## Collected data
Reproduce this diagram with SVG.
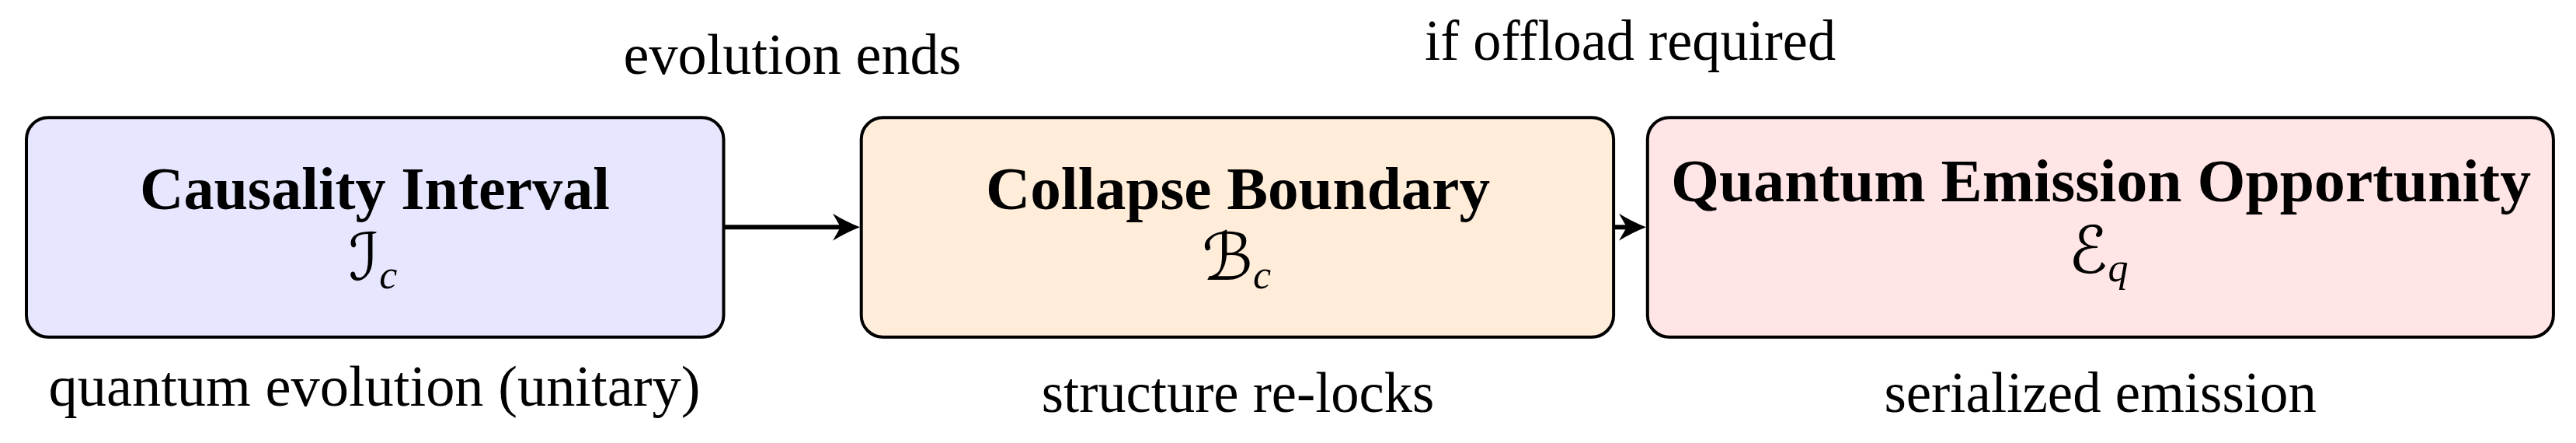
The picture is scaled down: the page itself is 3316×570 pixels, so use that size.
<svg xmlns="http://www.w3.org/2000/svg" width="3316" height="570" viewBox="0 0 3316 570">
  <style>
    .box { stroke: #000; stroke-width: 4; }
    .title { font-family: "Liberation Serif", "Times New Roman", serif; font-weight: bold; font-size: 78px; fill: #000; text-anchor: middle; }
    .lbl { font-family: "Liberation Serif", "Times New Roman", serif; font-size: 74px; fill: #000; text-anchor: middle; }
    .math { font-family: "Liberation Serif", serif; font-size: 74px; fill: #000; text-anchor: middle; }
    .scr { font-family: "DejaVu Serif", "DejaVu Sans", serif; font-style: normal; font-size: 84px; }
    .sub { font-family: "Liberation Serif", serif; font-style: italic; font-size: 52px; }
    .conn { stroke: #000; stroke-width: 6; fill: none; }
  </style>
  <defs>
    <marker id="ah" viewBox="0 0 36 36" refX="10" refY="18" markerWidth="36" markerHeight="36" markerUnits="userSpaceOnUse" orient="auto">
      <path d="M35 18 Q17 11 0 0.5 L10 18 L0 35.5 Q17 25 35 18 Z" fill="#000"/>
    </marker>
  </defs>
  <rect width="3316" height="570" fill="#fff"/>

  <g id="connectors">
    <path class="conn" d="M933 292.3 L1082 292.3" marker-end="url(#ah)"/>
    <path class="conn" d="M2079 292.3 L2094 292.3" marker-end="url(#ah)"/>
    <text class="lbl" x="1020" y="95" textLength="435" lengthAdjust="spacingAndGlyphs">evolution ends</text>
    <text class="lbl" x="2098.6" y="77" textLength="529" lengthAdjust="spacingAndGlyphs">if offload required</text>
  </g>

  <g id="node-causality">
    <rect class="box" x="34" y="151.3" width="897.5" height="282.4" rx="28" ry="28" fill="#E6E6FF"/>
    <text class="title" x="482.5" y="269" textLength="605" lengthAdjust="spacingAndGlyphs">Causality Interval</text>
    <text class="math" x="480" y="360"><tspan class="scr">ℐ</tspan><tspan class="sub" dy="11">c</tspan></text>
    <text class="lbl" x="482" y="522" textLength="839" lengthAdjust="spacingAndGlyphs">quantum evolution (unitary)</text>
  </g>

  <g id="node-collapse">
    <rect class="box" x="1108.7" y="151.3" width="968.4" height="282.4" rx="28" ry="28" fill="#FFEDD9"/>
    <text class="title" x="1593.5" y="269" textLength="649" lengthAdjust="spacingAndGlyphs">Collapse Boundary</text>
    <text class="math" x="1591.5" y="360"><tspan class="scr">ℬ</tspan><tspan class="sub" dy="11">c</tspan></text>
    <text class="lbl" x="1593.5" y="529.7" textLength="505.5" lengthAdjust="spacingAndGlyphs">structure re-locks</text>
  </g>

  <g id="node-emission">
    <rect class="box" x="2120.8" y="151.3" width="1166.1" height="282.4" rx="28" ry="28" fill="#FFE5E5"/>
    <text class="title" x="2704.5" y="259" textLength="1107" lengthAdjust="spacingAndGlyphs">Quantum Emission Opportunity</text>
    <text class="math" x="2701" y="351"><tspan class="scr">ℰ</tspan><tspan class="sub" dy="11">q</tspan></text>
    <text class="lbl" x="2703.7" y="529.7" textLength="556.6" lengthAdjust="spacingAndGlyphs">serialized emission</text>
  </g>
</svg>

## Set problem
Quote every line word for word and keep the images out of the copy.

## Answer to this problem
Reproduce this diagram with SVG.
The picture is scaled down: the page itself is 3316×570 pixels, so use that size.
<svg xmlns="http://www.w3.org/2000/svg" width="3316" height="570" viewBox="0 0 3316 570">
  <style>
    .box { stroke: #000; stroke-width: 4; }
    .title { font-family: "Liberation Serif", "Times New Roman", serif; font-weight: bold; font-size: 78px; fill: #000; text-anchor: middle; }
    .lbl { font-family: "Liberation Serif", "Times New Roman", serif; font-size: 74px; fill: #000; text-anchor: middle; }
    .math { font-family: "Liberation Serif", serif; font-size: 74px; fill: #000; text-anchor: middle; }
    .scr { font-family: "DejaVu Serif", "DejaVu Sans", serif; font-style: normal; font-size: 84px; }
    .sub { font-family: "Liberation Serif", serif; font-style: italic; font-size: 52px; }
    .conn { stroke: #000; stroke-width: 6; fill: none; }
  </style>
  <defs>
    <marker id="ah" viewBox="0 0 36 36" refX="10" refY="18" markerWidth="36" markerHeight="36" markerUnits="userSpaceOnUse" orient="auto">
      <path d="M35 18 Q17 11 0 0.5 L10 18 L0 35.5 Q17 25 35 18 Z" fill="#000"/>
    </marker>
  </defs>
  <rect width="3316" height="570" fill="#fff"/>

  <g id="connectors">
    <path class="conn" d="M933 292.3 L1082 292.3" marker-end="url(#ah)"/>
    <path class="conn" d="M2079 292.3 L2094 292.3" marker-end="url(#ah)"/>
    <text class="lbl" x="1020" y="95" textLength="435" lengthAdjust="spacingAndGlyphs">evolution ends</text>
    <text class="lbl" x="2098.6" y="77" textLength="529" lengthAdjust="spacingAndGlyphs">if offload required</text>
  </g>

  <g id="node-causality">
    <rect class="box" x="34" y="151.3" width="897.5" height="282.4" rx="28" ry="28" fill="#E6E6FF"/>
    <text class="title" x="482.5" y="269" textLength="605" lengthAdjust="spacingAndGlyphs">Causality Interval</text>
    <text class="math" x="480" y="360"><tspan class="scr">ℐ</tspan><tspan class="sub" dy="11">c</tspan></text>
    <text class="lbl" x="482" y="522" textLength="839" lengthAdjust="spacingAndGlyphs">quantum evolution (unitary)</text>
  </g>

  <g id="node-collapse">
    <rect class="box" x="1108.7" y="151.3" width="968.4" height="282.4" rx="28" ry="28" fill="#FFEDD9"/>
    <text class="title" x="1593.5" y="269" textLength="649" lengthAdjust="spacingAndGlyphs">Collapse Boundary</text>
    <text class="math" x="1591.5" y="360"><tspan class="scr">ℬ</tspan><tspan class="sub" dy="11">c</tspan></text>
    <text class="lbl" x="1593.5" y="529.7" textLength="505.5" lengthAdjust="spacingAndGlyphs">structure re-locks</text>
  </g>

  <g id="node-emission">
    <rect class="box" x="2120.8" y="151.3" width="1166.1" height="282.4" rx="28" ry="28" fill="#FFE5E5"/>
    <text class="title" x="2704.5" y="259" textLength="1107" lengthAdjust="spacingAndGlyphs">Quantum Emission Opportunity</text>
    <text class="math" x="2701" y="351"><tspan class="scr">ℰ</tspan><tspan class="sub" dy="11">q</tspan></text>
    <text class="lbl" x="2703.7" y="529.7" textLength="556.6" lengthAdjust="spacingAndGlyphs">serialized emission</text>
  </g>
</svg>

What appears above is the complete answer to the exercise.